‘Had I completed chartered accountancy, I would have earned three times more,’ says V Ravindran, 56, an agriculturist from Tiruvarur in Tamil Nadu, but ‘this amount of satisfaction i would not get anywhere. It cannot be measured.’
With 60 acres of irrigated land, Ravindran belongs to a very small category of large farmers with holdings of 25-50 acres and above. According to the 2010-11 agricultural census, there were 17,371 large holdings in Tamil Nadu covering 0.21 percent of the farming area. A student of maths, Ravindran attempted chartered accountancy, and cleared the first stage, but could not proceed beyond because of a family tragedy.

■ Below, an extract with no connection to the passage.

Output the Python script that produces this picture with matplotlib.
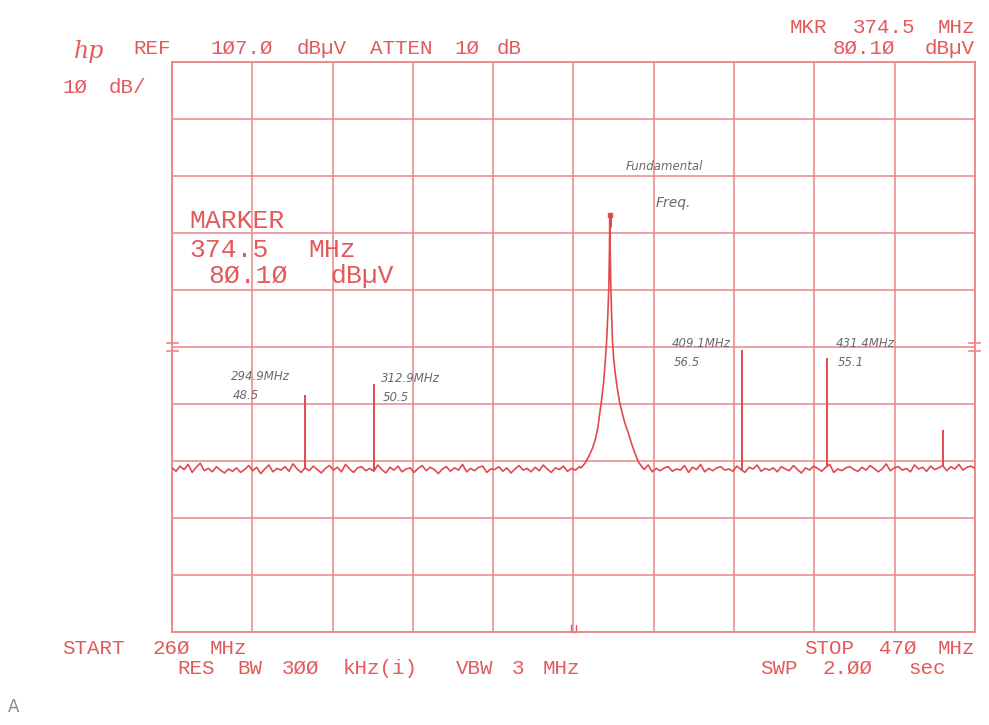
import re
import numpy as np
import matplotlib
matplotlib.use("Agg")
import matplotlib.pyplot as plt
from matplotlib.transforms import blended_transform_factory

# ---- instrument settings -------------------------------------------------
start_mhz = 260.0
stop_mhz = 470.0
ref_level = 107.0          # dBuV, top graticule line
db_per_div = 10.0
marker_freq = 374.5
marker_level = 80.10

# ---- swept noise floor (dBuV), one value per sweep bin --------------------
noise_floor = [
    35.8, 35.2, 36.1, 35.5, 36.4, 35.0, 35.9, 36.6, 35.3, 35.7,
    35.1, 36.0, 35.4, 34.9, 35.6, 35.2, 35.8, 35.0, 35.5, 36.2,
    35.3, 35.9, 34.8, 35.6, 36.3, 35.1, 35.7, 35.4, 36.0, 35.2,
    36.5, 35.6, 35.0, 35.8, 35.3, 36.1, 35.5, 34.9, 35.7, 36.2,
    35.4, 35.9, 35.1, 36.4, 35.6, 35.0, 35.8, 36.0, 35.3, 35.7,
    35.2, 36.3, 35.5, 34.9, 35.9, 35.4, 36.1, 35.1, 35.6, 35.8,
    35.0, 35.7, 36.2, 35.3, 35.9, 35.5, 34.8, 35.6, 36.0, 35.2,
    35.8, 35.4, 36.4, 35.1, 35.7, 35.3, 35.9, 36.1, 35.0, 35.6,
    35.5, 36.0, 35.2, 35.8, 34.9, 35.6, 36.2, 35.4, 35.7, 35.1,
    35.9, 35.3, 36.3, 35.6, 35.0, 35.8, 35.5, 36.1, 35.2, 35.7,
    35.4, 36.0, 35.1, 35.6, 35.9, 35.3, 36.2, 35.5, 34.9, 35.8,
    35.2, 35.7, 36.1, 35.4, 35.6, 35.0, 35.9, 35.5, 36.3, 35.1,
    35.7, 35.3, 35.8, 36.0, 35.2, 35.6, 35.4, 36.2, 35.0, 35.9,
    35.5, 36.4, 35.1, 35.7, 35.3, 35.8, 36.0, 35.4, 35.6, 35.2,
    36.1, 35.5, 35.0, 35.9, 35.6, 36.3, 35.2, 35.7, 35.4, 35.8,
    35.1, 36.0, 35.6, 35.3, 36.2, 35.5, 34.9, 35.8, 35.4, 36.1,
    35.7, 35.2, 35.9, 36.4, 35.0, 35.6, 35.3, 35.8, 36.0, 35.5,
    35.2, 35.9, 35.4, 36.2, 35.7, 35.1, 35.6, 36.5, 35.3, 35.8,
    36.0, 35.4, 35.7, 35.1, 36.3, 35.6, 35.9, 35.2, 36.1, 35.5,
    35.8, 36.2, 35.3, 36.0, 35.6, 36.4, 35.4, 35.9, 36.1, 35.7,
]

# ---- fundamental carrier response (MHz, dBuV) -----------------------------
carrier_freq = [
    367.0, 368.0, 369.0, 370.0, 370.8, 371.4, 371.9, 372.4, 372.9, 373.3,
    373.7, 374.0, 374.25, 374.4, 374.5, 374.6, 374.75, 374.95, 375.2, 375.5,
    375.9, 376.4, 377.0, 377.7, 378.5, 379.3, 380.2, 381.0, 382.0, 383.0,
]
carrier_level = [
    35.8, 36.6, 37.8, 39.3, 41.0, 43.0, 45.5, 48.0, 51.0, 54.5,
    58.5, 63.0, 68.0, 74.0, 80.1, 74.0, 68.0, 63.0, 58.0, 55.0,
    52.5, 50.0, 47.5, 45.5, 43.5, 42.0, 40.0, 38.5, 36.8, 35.9,
]

# ---- discrete spurs ---------------------------------------------------------
spur_freq = [294.9, 312.9, 409.1, 431.4, 461.7]
spur_level = [48.5, 50.5, 56.5, 55.1, 42.4]
spur_labels = ["294.9MHz", "312.9MHz", "409.1MHz", "431.4MHz", None]

# ---- colours / fonts --------------------------------------------------------
PEN = "#e25a5c"
GRID = "#ec8587"
TRACE = "#e04a4e"
INK = "#6a6a6a"
MONO = "Liberation Mono"

W, H = 989, 725
fig = plt.figure(figsize=(W / 100, H / 100), dpi=100)
fig.patch.set_facecolor("white")


def fx(x):
    return x / W


def fy(y):
    return 1 - y / H


ax = fig.add_axes([fx(172), fy(632), (975 - 172) / W, (632 - 62) / H])
ax.set_xlim(start_mhz, stop_mhz)
ax.set_ylim(ref_level - 10 * db_per_div, ref_level)
ax.set_xticks(np.linspace(start_mhz, stop_mhz, 11))
ax.set_yticks(np.arange(ref_level - 10 * db_per_div, ref_level + 0.1, db_per_div))
ax.tick_params(length=0, labelbottom=False, labelleft=False)
ax.grid(True, color=GRID, linewidth=1.1)
for s in ax.spines.values():
    s.set_color(GRID)
    s.set_linewidth(1.3)

# trace: noise bins outside the carrier skirt, carrier response inside
bins = np.linspace(start_mhz, stop_mhz, len(noise_floor))
nf = np.array(noise_floor)
keep = (bins < carrier_freq[0]) | (bins > carrier_freq[-1])
tr_f = np.concatenate([bins[keep], carrier_freq])
tr_l = np.concatenate([nf[keep], carrier_level])
order = np.argsort(tr_f)
ax.plot(tr_f[order], tr_l[order], color=TRACE, linewidth=1.2, zorder=3)

# spurs drawn as single-bin verticals rising from the floor
for f, lvl in zip(spur_freq, spur_level):
    base = np.interp(f, bins, nf)
    ax.vlines(f, base, lvl, color=TRACE, linewidth=1.4, zorder=3)

# marker on the carrier peak
ax.plot([marker_freq], [marker_level], marker="s", markersize=3.5,
        color=TRACE, zorder=4)
ax.vlines(marker_freq, marker_level - 2.0, marker_level, color=TRACE,
          linewidth=2.2, zorder=4)

# reference-level ticks at the graticule edges
tb = blended_transform_factory(ax.transAxes, ax.transData)
for yv in (57.7, 56.3):
    ax.plot([-0.006, 0.008], [yv, yv], color=GRID, lw=1.2,
            transform=tb, clip_on=False)
    ax.plot([0.992, 1.006], [yv, yv], color=GRID, lw=1.2,
            transform=tb, clip_on=False)
# centre-frequency tick on the bottom edge
cf = (start_mhz + stop_mhz) / 2
tb2 = blended_transform_factory(ax.transData, ax.transAxes)
ax.plot([cf - 0.6, cf - 0.6, cf + 0.6, cf + 0.6], [0.012, 0.0, 0.0, 0.012],
        color=PEN, lw=1.0, transform=tb2, clip_on=False)


# ---- plotter lettering: words laid out on a fixed character pitch ----------
def ptext(x, y, s, pitch=14.5, size=15, align="left"):
    start = x if align == "left" else x - len(s) * pitch + 3
    words = list(re.finditer(r"\S+", s))
    for i, m in enumerate(words):
        word = m.group()
        if i == 0:
            px, ha = start + m.start() * pitch, "left"
        elif i == len(words) - 1:
            px, ha = start + m.end() * pitch - 3, "right"
        else:
            px, ha = start + (m.start() + len(word) / 2) * pitch, "center"
        fig.text(fx(px), fy(y), word, fontsize=size, ha=ha,
                 va="baseline", color=PEN, family=MONO)


fig.text(fx(74), fy(58), "hp", fontsize=17, color=PEN, style="italic",
         family="DejaVu Serif", va="baseline", ha="left")
ptext(133, 54, "REF  1Ø7.Ø dBµV ATTEN 1Ø dB")
ptext(62, 93, "1Ø dB/")
ptext(975, 33, "MKR 374.5 MHz", align="right")
ptext(975, 54, "8Ø.1Ø dBµV", align="right")

ptext(189, 228, "MARKER", pitch=18.9, size=19)
ptext(189, 257, "374.5 MHz", pitch=18.9, size=19)
ptext(189, 283, " 8Ø.1Ø dBµV", pitch=18.9, size=19)

ptext(62, 654, "START 26Ø MHz")
ptext(975, 654, "STOP 47Ø MHz", align="right")
ptext(177, 674, "RES BW 3ØØ kHz(i)  VBW 3 MHz")
ptext(760, 674, "SWP 2.ØØ  sec")


# hand-written notes
def note(x, y, s, size=9):
    fig.text(fx(x), fy(y), s, fontsize=size, color=INK, style="italic",
             family="DejaVu Sans", va="baseline", ha="left")


note(626, 170, "Fundamental", size=8.5)
note(656, 207, "Freq.", size=10)
label_pos = [(231, 380), (381, 382), (672, 347), (836, 347)]
for (x, y), lab, lvl in zip(label_pos, spur_labels, spur_level):
    note(x, y, lab, size=8.5)
    note(x + 2, y + 19, f"{lvl:.1f}", size=8.5)

fig.text(fx(8), fy(712), "A", fontsize=12, color="#8a8a8a",
         family="DejaVu Sans", va="baseline", ha="left")

fig.savefig("out.png", dpi=100, facecolor="white")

Ravidran has been growing cotton since 1986. For a decade, he planted open pollen varieties. In 1995, he found hybrid cotton of Mahyco (Maharashtra Hybrid Seeds) more profitable and opted for it. But he held back from genetically-engineering Bt cotton for which the company’s joint venture with Monsanto, a US company, had won commercial approval in India in 2002. ‘I was told that Bt would rob the soil of its fertility. I was carried away by the myths,’ he says.

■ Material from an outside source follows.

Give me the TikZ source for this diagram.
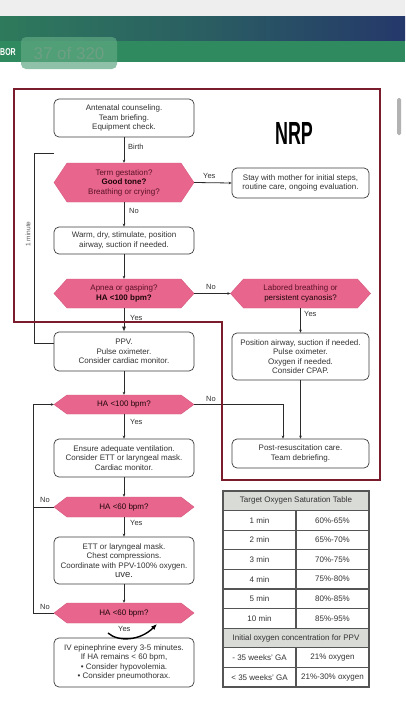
\documentclass[tikz,border=0pt]{standalone}
\usepackage{fontspec}
\usepackage{graphicx}
\setmainfont{Liberation Sans}
\usetikzlibrary{arrows.meta,calc}
\definecolor{hexpink}{HTML}{E8668D}
\definecolor{hexedge}{HTML}{D4577E}
\definecolor{hexdark}{HTML}{5A1028}
\definecolor{hexbold}{HTML}{1E0509}
\definecolor{boxline}{HTML}{3C3C3C}
\definecolor{boxtext}{HTML}{333333}
\definecolor{connc}{HTML}{2A2A2A}
\definecolor{lblc}{HTML}{333333}
\definecolor{framec}{HTML}{7B1C2C}
\definecolor{tabline}{HTML}{555555}
\definecolor{tabhead}{HTML}{D9DBD7}
\definecolor{topgray}{HTML}{EEEEEE}
\definecolor{barleft}{HTML}{2E7A5C}
\definecolor{barmid}{HTML}{2A5E62}
\definecolor{barright}{HTML}{25386A}
\definecolor{bargreen}{HTML}{2F8A5F}
\definecolor{pillgreen}{HTML}{5FA882}
\definecolor{pilltext}{HTML}{6D9F84}
\newcommand{\hexa}[5]{%
  \fill[hexfill] ({#2-70},#3) -- ({#2-57},{#3-#4}) -- ({#2+57},{#3-#4}) -- ({#2+70},#3) -- ({#2+57},{#3+#4}) -- ({#2-57},{#3+#4}) -- cycle;
  \node[hextext, minimum height={2*#4pt}] (#1) at (#2,#3) {#5};%
}
\tikzset{
  box/.style={draw=boxline, line width=0.7pt, rounded corners=5pt, align=center, inner sep=0pt, text=boxtext, font=\fontsize{8}{9.5}\selectfont},
  mainbox/.style={box, minimum width=140pt},
  sidebox/.style={box, minimum width=137pt},
  hexfill/.style={fill=hexpink, draw=hexedge, line width=0.4pt},
  hextext/.style={inner sep=0pt, minimum width=140pt, align=center, font=\fontsize{8}{9.5}\selectfont, text=hexdark},
  conn/.style={draw=connc, line width=0.8pt, -{Stealth[length=3pt,width=2.6pt]}},
  plainconn/.style={draw=connc, line width=0.8pt},
  bigarrow/.style={draw=connc, line width=0.8pt, -{Latex[length=5pt,width=4pt]}},
  curvearrow/.style={draw=black, line width=1.4pt, -{Latex[length=6pt,width=5pt]}},
  lbl/.style={font=\fontsize{7.5}{8}\selectfont, text=lblc, inner sep=0pt, anchor=west},
  frame/.style={draw=framec, line width=1.8pt},
  tabtext/.style={font=\fontsize{8}{9}\selectfont, text=boxtext, inner sep=0pt},
  tabborder/.style={draw=tabline, line width=1.1pt}
}
\begin{document}
\begin{tikzpicture}[x=1pt,y=-1pt]
\useasboundingbox (0,0) rectangle (405,720);
\fill[white] (0,0) rectangle (405,720);
% ---- phone header ----
\fill[topgray] (0,0) rectangle (405,16);
\shade[left color=barleft, right color=barright, middle color=barmid] (0,16) rectangle (405,40.7);
\fill[bargreen] (0,40.7) rectangle (405,62.3);
\node[anchor=west, inner sep=0pt, text=white, font=\fontsize{10}{12}\selectfont\bfseries] (bor) at (0,52.5) {\scalebox{0.7}[1]{BOR}};
\fill[pillgreen, opacity=0.7, rounded corners=5pt] (21,37) rectangle (117,69);
\node[inner sep=0pt, text=pilltext, font=\fontsize{17}{20}\selectfont] (page) at (69,53) {37 of 320};
\fill[gray!60, rounded corners=1.5pt] (397,98) rectangle (401,135);
% ---- title ----
\node[inner sep=0pt, font=\fontsize{32}{34}\selectfont\bfseries] (title) at (294,133) {\scalebox{0.56}[1]{NRP}};
% ---- main column ----
\node[mainbox, minimum height=38pt] (b1) at (124,118) {Antenatal counseling.\\Team briefing.\\Equipment check.};
\hexa{h1}{124}{182.5}{19.5}{Term gestation?\\\textcolor{hexbold}{\bfseries Good tone?}\\Breathing or crying?}
\node[mainbox, minimum height=27pt] (bwarm) at (124,240.5) {Warm, dry, stimulate, position\\airway, suction if needed.};
\hexa{h2}{124}{293.5}{14.5}{Apnea or gasping?\\\textcolor{hexbold}{\bfseries HA <100 bpm?}}
\node[mainbox, minimum height=39pt] (bppv) at (124,351.5) {PPV.\\Pulse oximeter.\\Consider cardiac monitor.};
\hexa{h4}{124}{404.5}{9.5}{\textcolor{hexbold}{HA <100 bpm?}}
\node[mainbox, minimum height=38pt] (bvent) at (124,458) {Ensure adequate ventilation.\\Consider ETT or laryngeal mask.\\Cardiac monitor.};
\hexa{h5}{124}{507}{10}{\textcolor{hexbold}{HA <60 bpm?}}
\node[mainbox, minimum height=47pt] (bett) at (124,560.5) {ETT or laryngeal mask.\\Chest compressions.\\Coordinate with PPV-100\% oxygen.\\{\fontsize{9.5}{9.5}\selectfont uve.}};
\hexa{h6}{124}{613}{10}{\textcolor{hexbold}{HA <60 bpm?}}
\node[mainbox, minimum height=49pt] (biv) at (124,662.5) {IV epinephrine every 3-5 minutes.\\If HA remains < 60 bpm,\\• Consider hypovolemia.\\• Consider pneumothorax.};
% ---- right column ----
\node[sidebox, minimum height=30pt] (bstay) at (300.5,183) {Stay with mother for initial steps,\\routine care, ongoing evaluation.};
\hexa{h3}{300.5}{293.5}{14.5}{Labored breathing or\\\textcolor{hexbold}{persistent cyanosis?}}
\node[sidebox, minimum height=47pt] (bcpap) at (300.5,356.5) {Position airway, suction if needed.\\Pulse oximeter.\\Oxygen if needed.\\Consider CPAP.};
\node[sidebox, minimum height=29pt] (bpost) at (300.5,453.5) {Post-resuscitation care.\\Team debriefing.};
% ---- connectors ----
\draw[conn] (b1.south) -- (h1.north);
\node[lbl] (lbirth) at (128,147) {Birth};
\draw[conn] (h1.south) -- (bwarm.north);
\node[lbl] (lno1) at (129,211) {No};
\draw[conn] (h1.east) -- (bstay.west);
\node[lbl] (lyes1) at (203,176) {Yes};
\draw[conn] (bwarm.south) -- (h2.north);
\draw[bigarrow] (h2.south) -- (bppv.north);
\node[lbl] (lyes2) at (130,318) {Yes};
\draw[conn] (h2.east) -- (h3.west);
\node[lbl] (lno2) at (206,287) {No};
\draw[conn] (h3.south) -- (bcpap.north);
\node[lbl] (lyes3) at (304,314) {Yes};
\draw[conn] (bcpap.south) -- (bpost.north);
\draw[conn] (bppv.south) -- (h4.north);
\draw[conn] (h4.east) -| ([xshift=-17.5pt]bpost.north);
\node[lbl] (lno3) at (206,399) {No};
\draw[conn] (h4.south) -- (bvent.north);
\node[lbl] (lyes4) at (130,422) {Yes};
\draw[conn] (bvent.south) -- (h5.north);
\draw[conn] (h5.south) -- (bett.north);
\node[lbl] (lyes5) at (130,523) {Yes};
\draw[conn] (bett.south) -- (h6.north);
\draw[conn] (h6.west) -- ++(-20,0) |- (h4.west);
\draw[plainconn] (h5.west) -- ++(-20,0);
\node[lbl] (lno4) at (40,500) {No};
\node[lbl] (lno5) at (40,606.5) {No};
% one-minute bracket
\coordinate (mtop) at (54,153);
\coordinate (mcorner) at (34,153);
\draw[plainconn] (mtop) -- (mcorner) |- ([yshift=8.5pt]bppv.west);
\node[inner sep=0pt, rotate=90, font=\fontsize{6.5}{7}\selectfont, text=gray!70!black] (lmin) at (28,234) {1 minute};
% curved yes arrow
\coordinate (ya) at (108,633);
\coordinate (yb) at (157,624);
\draw[curvearrow] (ya) .. controls (118,642) and (140,641) .. (yb);
\node[lbl] (lyes6) at (118,629) {Yes};
% ---- red frame ----
\draw[frame] (14,89) -- (380,89) -- (380,480) -- (222,480) -- (222,322) -- (14,322) -- cycle;
% ---- table ----
\fill[tabhead] (223,491) rectangle (369,510.6);
\fill[tabhead] (223,628.2) rectangle (369,647.8);
\foreach \k in {1,...,9} {\draw[tabborder] (223,{491+19.6*\k}) -- (369,{491+19.6*\k});}
\draw[tabborder] (296,510.6) -- (296,628.2);
\draw[tabborder] (296,647.8) -- (296,687);
\draw[tabborder] (223,491) rectangle (369,687);
\node[tabtext] (th1) at (296,500.8) {Target Oxygen Saturation Table};
\node[tabtext] (t1a) at (259.5,520.4) {1 min};
\node[tabtext] (t1b) at (332.5,520.4) {60\%-65\%};
\node[tabtext] (t2a) at (259.5,540) {2 min};
\node[tabtext] (t2b) at (332.5,540) {65\%-70\%};
\node[tabtext] (t3a) at (259.5,559.6) {3 min};
\node[tabtext] (t3b) at (332.5,559.6) {70\%-75\%};
\node[tabtext] (t4a) at (259.5,579.2) {4 min};
\node[tabtext] (t4b) at (332.5,579.2) {75\%-80\%};
\node[tabtext] (t5a) at (259.5,598.8) {5 min};
\node[tabtext] (t5b) at (332.5,598.8) {80\%-85\%};
\node[tabtext] (t6a) at (259.5,618.4) {10 min};
\node[tabtext] (t6b) at (332.5,618.4) {85\%-95\%};
\node[tabtext] (th2) at (296,638) {Initial oxygen concentration for PPV};
\node[tabtext] (t7a) at (259.5,657.6) {- 35 weeks' GA};
\node[tabtext] (t7b) at (332.5,657.6) {21\% oxygen};
\node[tabtext] (t8a) at (259.5,677.2) {< 35 weeks' GA};
\node[tabtext] (t8b) at (332.5,677.2) {21\%-30\% oxygen};
\end{tikzpicture}
\end{document}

The campaign by environmental activists and enthusiasts of pristine agriculture in newspapers and news television was reinforced at the local level by fertilizer and pesticide dealers who also double up as seed sellers. Fearing that Bt cotton would hurt their business they bad mouthed it.
Participation in a conference organized by the South India Cotton Association (Indian Cotton Federation now) in Coimbatore was a turning point for Ravindran. One of the sessions at the conference was on Bt cotton. Ravindran was all vehemence. ‘After listening to a scientist I bombarded her with questions saying why only Bt hybrids and not varieties (whose seeds can be reused).’
On the way back, he picked up two packets of Bt cotton seed of 450 grams priced at Rs 1,650 each (now Rs 950) at Kumbakonam. The dealer also gave him non-Bt refuge seeds which are supposed to be sown alongside so that insects that feed on that crop remain susceptible to Bt technology. Ravindran does not recall taking the safety precaution. Chances are like most Indian farmers he did not, which is one reason why the pink bollworm developed resistance to the Bt hybrid which Monsanto had started with (Bollgard I) necessitating the introduction of a second-generation hybrid with two different Bt proteins. But that is an aside.
The Bt gene does not raise output directly. It does so by preventing boll shedding. The pink bollworm bores into tender shoots. Since he did not know when the eggs would hatch, and the worm had developed resistance to various toxins he would do ‘calendar spraying,’ that is using different insecticides on alternate days. Cost savings from fewer pesticide spays was a direct gain. ‘I was amazed by the incidental benefits,’Ravindran says. ‘Yield increase was one of them.’
Against the variety cotton yield of 8-10 quintals an acre, Ravindran got 15 quintals an acre from Bt cotton. He has 15 acres under the crop.
Ravindran does not want the government to give in to anti-GM activists. ‘GM crops can help us reach potential yield. We can tailor crops to soil,’ he says. He is keen on Bt technology that would fight the stem borer and inter-node borer in sugarcane (which he grows). By not allowing trials of indigenously developed GM crops, state governments are helping foreign companies, he asserts. Like him, they should see through the myths.
At Bangalore India Bio 2015, the fifteenth edition of the country’s biotechnology event held between 9th and 11th February 2015, Ravndran made a power point presentation about his experience with Bt cotton.